Scott pointed to the paradox of striving to reduce the energy use of buildings while simultaneously seeking to electrify transportation.
“That means I’m going to plug a whole bunch of things into that building,” she said. “So, you’ve got this kind of push-pull, and you want to make sure you don’t have a policy set up in a way that you can’t get both of those things done as we’re moving forward.”
‘Freakishly’ Flawless
Thompson said development of an organized market in the West has been “a long saga of stops and starts and successes and failures over the years.”
“There’s not a real RTO in the West, and utilities over the years have preferred to maintain control over their own transmission and planning, but that’s changing,” Thompson said.
She noted that WAPA operations in the Eastern Interconnection joined SPP in 2015. Some of WAPA’s Western operations last year decided to join SPP’s Western Energy Imbalance Service, while its Sierra Nevada region will link up with CAISO’s Western Energy Imbalance Market (EIM) next March.
Thompson also noted WAPA’s announcement last week expressing interest in joining SPP’s westward expansion. (See related story, Western Utilities Eye RTO Membership in SPP.)
Hairston said BPA has “started on this march toward joining the EIM,” which would occur in March 2022 contingent on final approval by the agency.

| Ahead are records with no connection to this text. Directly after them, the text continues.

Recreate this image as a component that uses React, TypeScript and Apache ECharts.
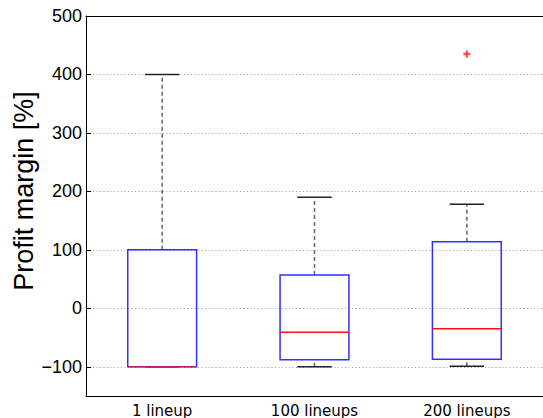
import React, { useEffect, useRef } from "react";
import * as echarts from "echarts";

const categories = ["1 lineup", "100 lineups", "200 lineups"];
const whiskerLow = [-100, -100, -99];
const q1 = [-100, -88, -87];
const median = [-100, -41, -35];
const q3 = [100, 57, 114];
const whiskerHigh = [400, 190, 178];
const outliers: [number, number][] = [[2, 435]];
const yTicks = [-100, 0, 100, 200, 300, 400, 500];
const yTitle = "Profit margin [%]";

export default function App() {
  const ref = useRef<HTMLDivElement>(null);
  useEffect(() => {
    if (!ref.current) return;
    const chart = echarts.init(ref.current, null, { renderer: "svg" });
    const boxData = categories.map((_, i) => [i, whiskerLow[i], q1[i], median[i], q3[i], whiskerHigh[i]]);
    chart.setOption({
      animation: false,
      grid: { left: 86, top: 16, width: 465, height: 380, containLabel: false },
      graphic: [
        {
          type: "text",
          x: 24,
          y: 191,
          rotation: Math.PI / 2,
          style: {
            text: yTitle,
            fill: "#000",
            fontFamily: "Liberation Sans",
            fontSize: 27,
            align: "center",
            verticalAlign: "middle",
          },
        },
      ],
      xAxis: [
        {
          type: "category",
          data: categories,
          boundaryGap: true,
          axisLine: { show: true, onZero: false, lineStyle: { color: "#000", width: 1 } },
          axisTick: { show: false },
          axisLabel: { color: "#000", fontFamily: "DejaVu Sans", fontSize: 15, margin: 7 },
          splitLine: { show: false },
        },
        {
          type: "category",
          data: categories,
          position: "top",
          axisLine: { show: true, onZero: false, lineStyle: { color: "#000", width: 1 } },
          axisTick: { show: false },
          axisLabel: { show: false },
        },
      ],
      yAxis: {
        type: "value",
        min: -150,
        max: 500,
        axisLine: { show: true, lineStyle: { color: "#000", width: 1 } },
        axisTick: { show: true, inside: true, length: 5, customValues: yTicks, lineStyle: { color: "#000" } },
        axisLabel: {
          customValues: yTicks,
          color: "#000",
          fontFamily: "Liberation Sans",
          fontSize: 18,
          margin: 4,
          formatter: (v: number) => (v < 0 ? "\u2212" + Math.abs(v) : String(v)),
        },
        splitLine: { show: true, lineStyle: { color: "#999", width: 1, type: [1, 2.5] } },
      },
      series: [
        {
          type: "custom",
          data: boxData,
          renderItem: (params: any, api: any) => {
            const idx = api.value(0);
            const band = api.size([1, 0])[0];
            const bw = band * 0.452;
            const cw = bw / 2;
            const pLow = api.coord([idx, api.value(1)]);
            const pQ1 = api.coord([idx, api.value(2)]);
            const pMed = api.coord([idx, api.value(3)]);
            const pQ3 = api.coord([idx, api.value(4)]);
            const pHigh = api.coord([idx, api.value(5)]);
            const x = pQ1[0];
            const dash = { stroke: "#6e6e6e", lineWidth: 1.6, lineDash: [4, 3], fill: null };
            const cap = { stroke: "#222", lineWidth: 1.5 };
            return {
              type: "group",
              children: [
                { type: "line", shape: { x1: x, y1: pQ3[1], x2: x, y2: pHigh[1] }, style: dash },
                { type: "line", shape: { x1: x, y1: pLow[1], x2: x, y2: pQ1[1] }, style: dash },
                { type: "line", shape: { x1: x - cw / 2, y1: pHigh[1], x2: x + cw / 2, y2: pHigh[1] }, style: cap },
                { type: "line", shape: { x1: x - cw / 2, y1: pLow[1], x2: x + cw / 2, y2: pLow[1] }, style: cap },
                {
                  type: "rect",
                  shape: { x: x - bw / 2, y: pQ3[1], width: bw, height: pQ1[1] - pQ3[1] },
                  style: { stroke: "#3030ff", lineWidth: 1.5, fill: null },
                },
                {
                  type: "line",
                  shape: { x1: x - bw / 2, y1: pMed[1], x2: x + bw / 2, y2: pMed[1] },
                  style: { stroke: "#ff1010", lineWidth: 1.5, opacity: idx === 0 ? 0.6 : 1 },
                },
              ],
            };
          },
        },
        {
          type: "scatter",
          data: outliers,
          symbol: "path://M2,0H4V2H6V4H4V6H2V4H0V2H2Z",
          symbolSize: 7,
          itemStyle: { color: "#ff2020" },
        },
      ],
    });
    return () => chart.dispose();
  }, []);
  return <div ref={ref} style={{ width: 543, height: 418, position: "absolute", left: 0, top: 0, background: "#fff" }} />;
}
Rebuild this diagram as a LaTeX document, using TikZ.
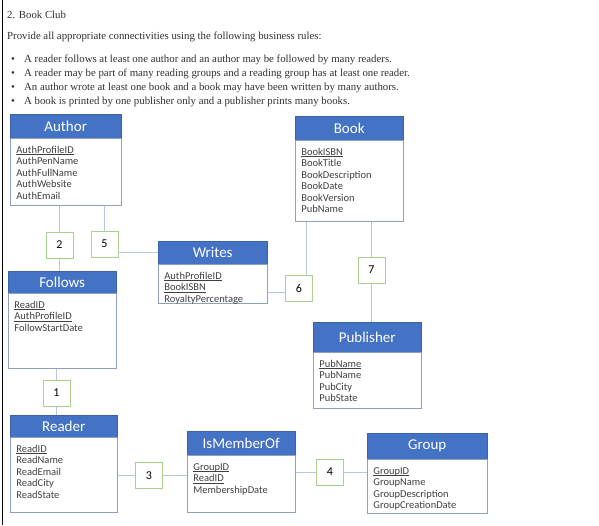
\documentclass[tikz,border=0pt]{standalone}
\usepackage{fontspec}
\setmainfont{Liberation Serif}
\newfontfamily\erdfont{Carlito}
\usepackage{tikz}
\usetikzlibrary{positioning,calc}

\definecolor{hdrblue}{HTML}{4472C4}
\definecolor{hdredge}{HTML}{3A62AA}
\definecolor{listedge}{HTML}{8EA0BC}
\definecolor{linkblue}{HTML}{B4C7E7}
\definecolor{relgreen}{HTML}{A9D18E}
\definecolor{bodytext}{HTML}{404040}
\definecolor{prose}{HTML}{303030}

% key attribute, underlined close to the baseline
\newcommand\pkey[1]{\leavevmode\setbox0\hbox{#1}\rlap{\rule[-1.3pt]{\wd0}{0.45pt}}\box0}

\begin{document}
\begin{tikzpicture}[
  x=1pt, y=-1pt,
  every node/.style={inner sep=0pt},
  prose/.style={anchor=base west, text=prose, font=\fontsize{10.8}{12}\selectfont},
  ent/.style={draw=hdredge, fill=hdrblue, text=white, anchor=north west,
    font=\erdfont\fontsize{15}{16}\selectfont},
  attrs/.style={draw=listedge, line width=0.8pt, fill=white, align=left,
    inner xsep=6pt, text height=14.5pt, text=bodytext,
    font=\erdfont\fontsize{10.5}{11.5}\selectfont},
  rel/.style={draw=relgreen, line width=0.8pt, fill=white, minimum width=27pt,
    minimum height=26pt, font=\erdfont\fontsize{12}{12}\selectfont},
  link/.style={draw=linkblue, line width=1pt}
]
\useasboundingbox (0,0) rectangle (599,525);
\draw[black, line width=0.8pt] (2,0) -- (2,525);

% business rules
\node[prose] (title) at (7,18) {2. Book Club};
\node[prose] (intro) at (7,39) {Provide all appropriate connectivities using the following business rules:};
\node[prose] (rule1) at (11,62) {\makebox[13pt][l]{\textbullet}A reader follows at least one author and an author may be followed by many readers.};
\node[prose] (rule2) at (11,76) {\makebox[13pt][l]{\textbullet}A reader may be part of many reading groups and a reading group has at least one reader.};
\node[prose] (rule3) at (11,90) {\makebox[13pt][l]{\textbullet}An author wrote at least one book and a book may have been written by many authors.};
\node[prose] (rule4) at (11,104) {\makebox[13pt][l]{\textbullet}A book is printed by one publisher only and a publisher prints many books.};

% entities
\node[ent, minimum width=111pt, minimum height=24pt] (author) at (10,114) {Author};
\node[attrs, text width=99pt, text depth=52.5pt, below right=0pt and 0pt of author.south west] (authorList)
  {\pkey{AuthProfileID}\\AuthPenName\\AuthFullName\\AuthWebsite\\AuthEmail};

\node[ent, minimum width=108pt, minimum height=24pt] (book) at (295,116) {Book};
\node[attrs, text width=96pt, text depth=66.5pt, below right=0pt and 0pt of book.south west] (bookList)
  {\pkey{BookISBN}\\BookTitle\\BookDescription\\BookDate\\BookVersion\\PubName};

\node[ent, minimum width=109pt, minimum height=23pt] (writes) at (158,241) {Writes};
\node[attrs, text width=97pt, text depth=24.5pt, below right=0pt and 0pt of writes.south west] (writesList)
  {\pkey{AuthProfileID}\\\pkey{BookISBN}\\RoyaltyPercentage};

\node[ent, minimum width=108pt, minimum height=22pt] (follows) at (8,271) {Follows};
\node[attrs, text width=96pt, text depth=60.5pt, below right=0pt and 0pt of follows.south west] (followsList)
  {\pkey{ReadID}\\\pkey{AuthProfileID}\\FollowStartDate};

\node[ent, minimum width=108pt, minimum height=30pt] (publisher) at (313,322) {Publisher};
\node[attrs, text width=96pt, text depth=41.5pt, below right=0pt and 0pt of publisher.south west] (publisherList)
  {\pkey{PubName}\\PubName\\PubCity\\PubState};

\node[ent, minimum width=107pt, minimum height=22pt] (reader) at (10,415) {Reader};
\node[attrs, text width=95pt, text depth=60.5pt, below right=0pt and 0pt of reader.south west] (readerList)
  {\pkey{ReadID}\\ReadName\\ReadEmail\\ReadCity\\ReadState};

\node[ent, minimum width=108pt, minimum height=24pt] (member) at (187,431) {IsMemberOf};
\node[attrs, text width=96pt, text depth=42.5pt, below right=0pt and 0pt of member.south west] (memberList)
  {\pkey{GroupID}\\\pkey{ReadID}\\MembershipDate};

\node[ent, minimum width=120pt, minimum height=26pt] (group) at (367,433) {Group};
\node[attrs, text width=108pt, text depth=39.5pt, below right=0pt and 0pt of group.south west] (groupList)
  {\pkey{GroupID}\\GroupName\\GroupDescription\\GroupCreationDate};

% relationships
\node[rel] (rel1) at (56.5,393) {1};
\node[rel] (rel2) at (59.5,245) {2};
\node[rel] (rel3) at (149,475.5) {3};
\node[rel] (rel4) at (330,472) {4};
\node[rel] (rel5) at (104.5,244) {5};
\node[rel] (rel6) at (299,288) {6};
\node[rel] (rel7) at (371.5,270) {7};

\draw[link] (rel1.north) -- (rel1.north |- followsList.south);
\draw[link] (rel1.south) -- (rel1.south |- reader.north);
\draw[link] (rel2.north) -- (rel2.north |- authorList.south);
\draw[link] (rel2.south) -- (rel2.south |- follows.north);
\draw[link] (rel3.west) -- (rel3.west -| readerList.east);
\draw[link] (rel3.east) -- (rel3.east -| memberList.west);
\draw[link] (rel4.west) -- (rel4.west -| memberList.east);
\draw[link] (rel4.east) -- (rel4.east -| groupList.west);
\draw[link] (rel5.north) -- (rel5.north |- authorList.south);
\draw[link] (writes.west) -- (writes.west -| rel5.east);
\draw[link] ([yshift=-4pt]rel6.west) -- ([yshift=-4pt]rel6.west -| writesList.east);
\draw[link] ([xshift=7pt]rel6.north) -- ([xshift=7pt]rel6.north |- bookList.south);
\draw[link] (rel7.north) -- (rel7.north |- bookList.south);
\draw[link] (rel7.south) -- (rel7.south |- publisher.north);

\end{tikzpicture}
\end{document}
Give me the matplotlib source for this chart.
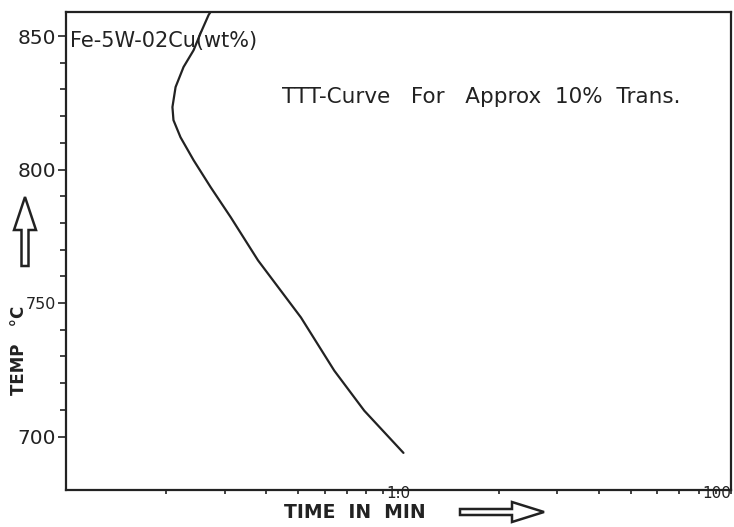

“Markets are fundamentally important … being able to leverage the diversity of the various resources both regionally and extra-regionally” and offset risks, Hairston said. “It also gives us an opportunity to utilize the hydro system and share some of the value … in integrating renewable resources.”
But Hairston said the full regionalization of CAISO continues to be hampered by the “governance issue” around who would oversee the market.
“That’s a real issue,” Grow agreed. “It’s hard in the West for people to completely give up control.”
But Grow thinks the expansion of the EIM has shown progress.
“I think CAISO has been really smart in how they’ve developed” the EIM, she said, adding that expansion has gone “freakishly flawlessly.”
“We need to have these markets develop.”